Building an electric car in his father’s garage was enough to win teenage engineer Dave Cullimore a national competition.
But now he’s getting help from a university’s engineering and design department, he hopes it will become a real world beater.
Dave, 19, won The Greenpower Electric Car Challenge last year with his car Jet, which he drove himself after building it from scratch at home in Charlton Kings, Cheltenham, where he lives with his parents, Dave and Rana.
He has also qualified for the national finals next month at Goodwood speedway.
And his hope for next year is that a radically-improved version of Jet will really blow all his competitors away.
Dave, an industrial design student, has been working with the WMG, formerly the Warwick Manufacturing Group, at Warwick University to get their help in using computer-assisted design tools.
He said: "I built Jet on my own in my dad’s garage using my own intuition and a bit of basic theory about how to make it as aerodynamic as possible."
Nevertheless, Dave’s car won the racing challenge last year and is well-favoured to win again this.
But Dave said: "You can’t stand still in racing and all the other teams will be updating their designs for next year and I need to do that too."
The team at WMG have helped their teenage colleague by scanning his car, which allows him to understand the precise size and shape of it in three dimensions.
Dave said: "I want to rebuild it next year in carbon fibre and I need to have the 3D scans for that.
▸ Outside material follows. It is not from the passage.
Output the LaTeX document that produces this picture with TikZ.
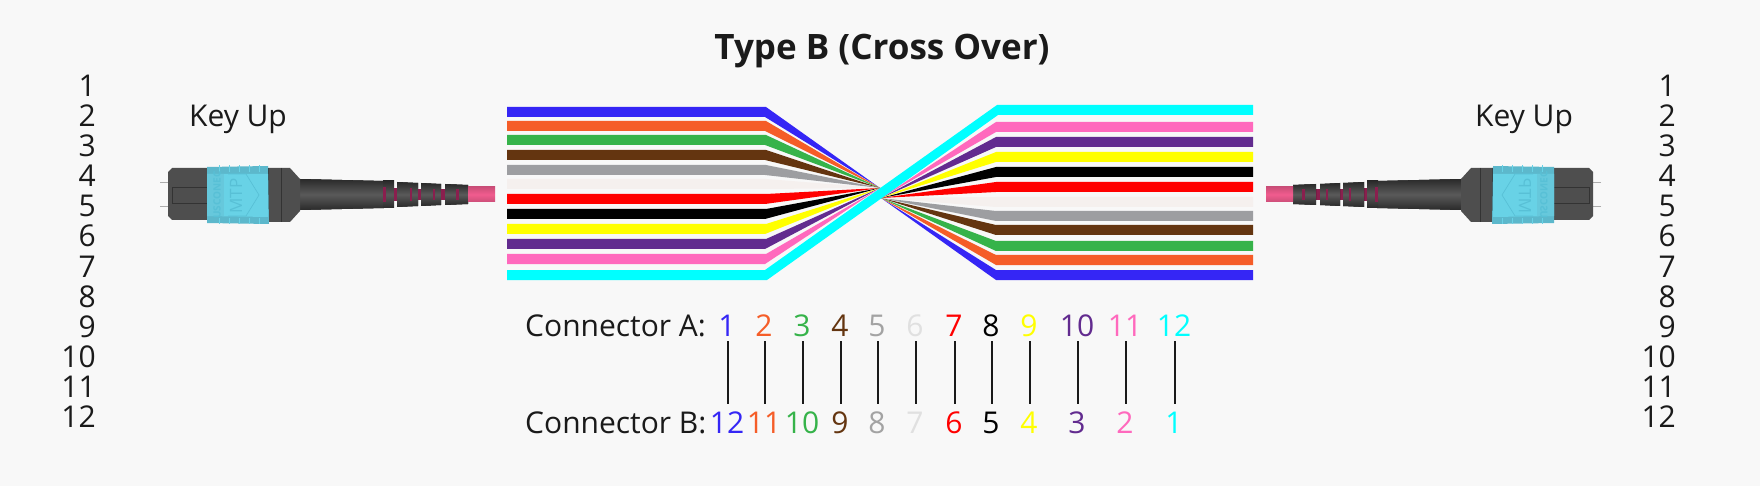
\documentclass[tikz,border=0pt]{standalone}
\usepackage{fontspec}
\setmainfont{Open Sans}
\definecolor{pagebg}{HTML}{F8F8F8}
\definecolor{inkline}{HTML}{1A1A1A}
\definecolor{wireblue}{HTML}{3526F5}
\definecolor{wireorange}{HTML}{F55D28}
\definecolor{wiregreen}{HTML}{36B34A}
\definecolor{wirebrown}{HTML}{643510}
\definecolor{wiregray}{HTML}{9D9EA1}
\definecolor{wirewhite}{HTML}{F5F0EE}
\definecolor{wirered}{HTML}{FF0000}
\definecolor{wireblack}{HTML}{000000}
\definecolor{wireyellow}{HTML}{FFFF00}
\definecolor{wirepurple}{HTML}{622B8F}
\definecolor{wirepink}{HTML}{FF69BD}
\definecolor{wirecyan}{HTML}{00FFFF}
\definecolor{digitgray}{HTML}{A3A3A3}
\definecolor{digitwhite}{HTML}{E0E0E0}
\definecolor{plugdark}{HTML}{2A2A2A}
\definecolor{plugmid}{HTML}{5A5A5A}
\definecolor{plugbody}{HTML}{4E4E4E}
\definecolor{plugedge}{HTML}{333333}
\definecolor{latchmain}{HTML}{68D2E6}
\definecolor{latchside}{HTML}{66C8DC}
\definecolor{latchrim}{HTML}{5CB8CC}
\definecolor{latchtext}{HTML}{58C0D6}
\definecolor{strainred}{HTML}{8A1F4E}
\definecolor{fiberpink}{HTML}{F05C8E}
\tikzset{
    pinnum/.style={anchor=base east,inner sep=0pt,font=\fontsize{30}{32}\selectfont,text=inkline},
    keylabel/.style={anchor=base,inner sep=0pt,font=\fontsize{30}{32}\selectfont,text=inkline},
    rowlabel/.style={anchor=base west,inner sep=0pt,font=\fontsize{30}{32}\selectfont,text=inkline},
    digit/.style={anchor=base,inner xsep=0pt,inner ysep=5pt,text height=23pt,text depth=0pt,font=\fontsize{30}{32}\selectfont},
    bootpart/.style={top color=plugdark,bottom color=plugdark,middle color=plugmid,draw=none},
}
\newcommand{\mtpplug}[1]{
    % Guide pins
    \draw[plugmid!50!white,line width=1pt] (160,183) -- (168,183);
    \draw[plugmid!50!white,line width=1pt] (160,207) -- (168,207);
    % Ferrule housing
    \fill[plugbody] (172,168) -- (208,168) -- (208,220) -- (172,220) -- (168,216) -- (168,172) -- cycle;
    \draw[plugedge,line width=.8pt] (208,187) -- (172,187) -- (172,203) -- (208,203);
    % Strain relief
    \fill[bootpart] (300,179) -- (384,181) -- (384,208) -- (300,210) -- cycle;
    \fill[bootpart] (383,181) -- (394,181) -- (394,208) -- (383,208) -- cycle;
    \fill[strainred] (394,188) rectangle (397,201);
    \fill[bootpart] (397,182) -- (418,183) -- (418,206) -- (397,207) -- cycle;
    \fill[strainred] (418,189) rectangle (421,200);
    \fill[bootpart] (421,183) -- (441,184) -- (441,205) -- (421,206) -- cycle;
    \fill[strainred] (441,189) rectangle (445,200);
    \fill[bootpart] (445,184) -- (468,185) -- (468,204) -- (445,205) -- cycle;
    % Red marks on the boot
    \fill[strainred] (383,187) rectangle (386,202);
    \fill[strainred] (410,188) rectangle (412,201);
    \fill[strainred] (433,189) rectangle (435,200);
    \fill[strainred] (456,189) rectangle (459,200);
    % Fiber stub
    \fill[top color=fiberpink!85!black,bottom color=fiberpink!85!black,middle color=fiberpink] (468,187) rectangle (495,202);
    % Rear housing
    \fill[plugbody] (268,168) -- (290,168) -- (300,179) -- (300,211) -- (290,222) -- (268,222) -- cycle;
    \draw[plugedge,line width=.8pt] (281,168) -- (281,222);
    \draw[plugedge,line width=1pt] (268.5,168) -- (268.5,222);
    % Latch
    \fill[latchrim] (207,167) -- (268,166) -- (269,224) -- (207,223) -- cycle;
    \fill[latchmain] (207,174) -- (268,174) -- (268,217) -- (207,216) -- cycle;
    \fill[latchside] (207,174) -- (224,174) -- (224,216) -- (207,216) -- cycle;
    \draw[latchtext,line width=.7pt] (228,174) -- (246,174) -- (259,195) -- (246,216) -- (228,216);
    \foreach \ribx in {219,229,239,249,259}{
        \draw[latchmain,line width=.8pt] (\ribx,165.5) -- (\ribx,172);
        \draw[latchmain,line width=.8pt] (\ribx,218) -- (\ribx,224);
    }
    \node[rotate=90,transform shape,inner sep=0pt,text=latchtext,font=\bfseries\fontsize{10}{10}\selectfont] (#1brand) at (217,195) {USCONEC};
    \node[rotate=90,transform shape,inner sep=0pt,text=latchtext,font=\fontsize{17}{17}\selectfont] (#1mtp) at (236,196) {MTP};
}
\begin{document}
\begin{tikzpicture}[x=1pt,y=-1pt]
    % Page
    \fill[pagebg] (0,0) rectangle (1760,486);
    \useasboundingbox (0,0) rectangle (1760,486);

    % Title
    \node[inner sep=0pt,anchor=base,text=inkline,font=\bfseries\fontsize{35}{37}\selectfont] (title) at (882,60) {Type B (Cross Over)};

    % Pin numbers at both sides
    \foreach \pinnr in {1,...,12}{
        \node[pinnum] (lpin\pinnr) at (96,67+30*\pinnr) {\pinnr};
        \node[pinnum] (rpin\pinnr) at (1676,67+30*\pinnr) {\pinnr};
    }

    % Key labels
    \node[keylabel] (keyleft) at (238,127) {Key Up};
    \node[keylabel] (keyright) at (1524,127) {Key Up};

    % Plugs
    \mtpplug{l}
    \begin{scope}[xshift=1761pt,xscale=-1]
        \mtpplug{r}
    \end{scope}

    % Wires, each narrows to a point at the crossing
    \foreach \lefty/\righty/\wirecol in {107/270/wireblue,121/255/wireorange,135/241/wiregreen,150/225/wirebrown,165/211/wiregray,179/197/wirewhite,194/182/wirered,209/167/wireblack,224/152/wireyellow,239/137/wirepurple,254/122/wirepink}{
        \fill[\wirecol] (507,\lefty) -- (766,\lefty) -- (880,188) -- (765,\lefty+10) -- (507,\lefty+10) -- cycle;
        \fill[\wirecol] (1253,\righty) -- (996,\righty) -- (881,198) -- (996,\righty+10) -- (1253,\righty+10) -- cycle;
    }

    % Cyan wire keeps its width
    \fill[wirecyan] (507,270) -- (765,270) -- (997,105) -- (1253,105) -- (1253,115) -- (998,115) -- (767,280) -- (507,280) -- cycle;

    % Row labels
    \node[rowlabel] (rowa) at (525,336) {Connector A:};
    \node[rowlabel] (rowb) at (525,433) {Connector B:};

    % Connector A and B numbers, joined by lines
    \foreach \pairnr/\xpos/\anum/\acol/\bnum in {1/728/1/wireblue/12,2/765/2/wireorange/11,3/803/3/wiregreen/10,4/841/4/wirebrown/9,5/878/5/digitgray/8,6/916/6/digitwhite/7,7/955/7/wirered/6,8/992/8/wireblack/5,9/1030/9/wireyellow/4,10/1078/10/wirepurple/3,11/1126/11/wirepink/2,12/1175/12/wirecyan/1}{
        \node[digit,text=\acol] (a\pairnr) at (\xpos-1,336) {\anum};
        \node[digit,text=\acol] (b\pairnr) at (\xpos-1,433) {\bnum};
        \draw[inkline,line width=1.6pt] ([xshift=1pt]a\pairnr.south) -- ([xshift=1pt,yshift=1pt]b\pairnr.north);
    }
\end{tikzpicture}
\end{document}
It will also allow me to do virtual wind-tunnel testing and other computer tests like that." But for October’s finals at Goodwood, it’s the old faithful plywood Jet that Dave, who is just completing a six-week placement with Jaguar-Land Rover’s research team at WMG, will drive against more than 20 other electric cars.
He said: "We have two sets of ordinary batteries, which works out about one third of a horsepower.
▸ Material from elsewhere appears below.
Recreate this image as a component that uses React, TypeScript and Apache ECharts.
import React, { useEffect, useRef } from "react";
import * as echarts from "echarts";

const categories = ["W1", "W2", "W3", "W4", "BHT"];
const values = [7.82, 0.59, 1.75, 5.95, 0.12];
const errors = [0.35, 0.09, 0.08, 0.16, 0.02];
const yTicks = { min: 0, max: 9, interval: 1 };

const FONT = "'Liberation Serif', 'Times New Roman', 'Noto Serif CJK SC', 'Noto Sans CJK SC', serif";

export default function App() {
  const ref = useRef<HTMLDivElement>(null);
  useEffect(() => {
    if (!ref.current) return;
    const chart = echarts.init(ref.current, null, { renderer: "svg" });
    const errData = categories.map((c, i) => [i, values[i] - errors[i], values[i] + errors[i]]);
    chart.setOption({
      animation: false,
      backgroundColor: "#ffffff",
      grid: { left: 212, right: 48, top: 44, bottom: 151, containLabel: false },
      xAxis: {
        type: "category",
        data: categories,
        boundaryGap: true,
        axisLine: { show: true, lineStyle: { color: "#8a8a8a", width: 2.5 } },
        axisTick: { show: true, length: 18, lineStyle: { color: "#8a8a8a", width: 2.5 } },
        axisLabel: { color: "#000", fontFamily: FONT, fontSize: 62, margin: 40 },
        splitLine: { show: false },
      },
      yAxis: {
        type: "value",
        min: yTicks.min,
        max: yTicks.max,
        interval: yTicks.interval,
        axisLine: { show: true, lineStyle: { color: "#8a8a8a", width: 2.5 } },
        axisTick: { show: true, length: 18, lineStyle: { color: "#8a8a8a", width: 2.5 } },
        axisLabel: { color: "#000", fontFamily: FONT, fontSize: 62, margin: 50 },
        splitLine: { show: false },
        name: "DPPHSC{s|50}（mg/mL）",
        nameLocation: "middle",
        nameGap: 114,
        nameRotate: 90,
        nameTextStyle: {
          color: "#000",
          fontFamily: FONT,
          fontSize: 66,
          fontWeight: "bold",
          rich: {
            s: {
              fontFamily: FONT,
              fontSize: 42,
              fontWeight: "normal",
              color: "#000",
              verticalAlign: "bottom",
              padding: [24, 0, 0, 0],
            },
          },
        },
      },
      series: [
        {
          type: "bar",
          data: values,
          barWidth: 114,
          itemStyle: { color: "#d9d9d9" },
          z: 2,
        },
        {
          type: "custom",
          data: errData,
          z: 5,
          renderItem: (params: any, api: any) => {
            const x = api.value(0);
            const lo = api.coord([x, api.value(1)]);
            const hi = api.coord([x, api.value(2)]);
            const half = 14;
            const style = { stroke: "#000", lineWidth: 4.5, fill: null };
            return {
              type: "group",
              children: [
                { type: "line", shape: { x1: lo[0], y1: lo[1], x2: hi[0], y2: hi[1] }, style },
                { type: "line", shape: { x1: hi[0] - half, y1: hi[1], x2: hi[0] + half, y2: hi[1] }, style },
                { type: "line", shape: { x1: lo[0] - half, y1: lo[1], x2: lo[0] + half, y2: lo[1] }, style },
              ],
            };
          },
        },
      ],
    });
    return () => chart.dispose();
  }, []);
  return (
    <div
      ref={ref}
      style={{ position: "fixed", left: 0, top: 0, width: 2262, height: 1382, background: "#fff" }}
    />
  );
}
"We have an hour and a half to go as far as possible. Last year I went 60 miles, which is the equivalent of travelling about 3,000 miles per gallon."
Having won four out of seven races this year already, Dave is bullish about his prospects about defeating opposition from the UK and even Poland and the United States at the challenge finals.
He said: "I think I’m definitely one of the favourites."
And, with the hi-tech help he’s getting at WMG, Dave is even thinking about a triple victory.
"I hope that, with the help of WMG, I’ll be able to develop my design and Jet Mk II will deliver even better performance and help me win next year," he said.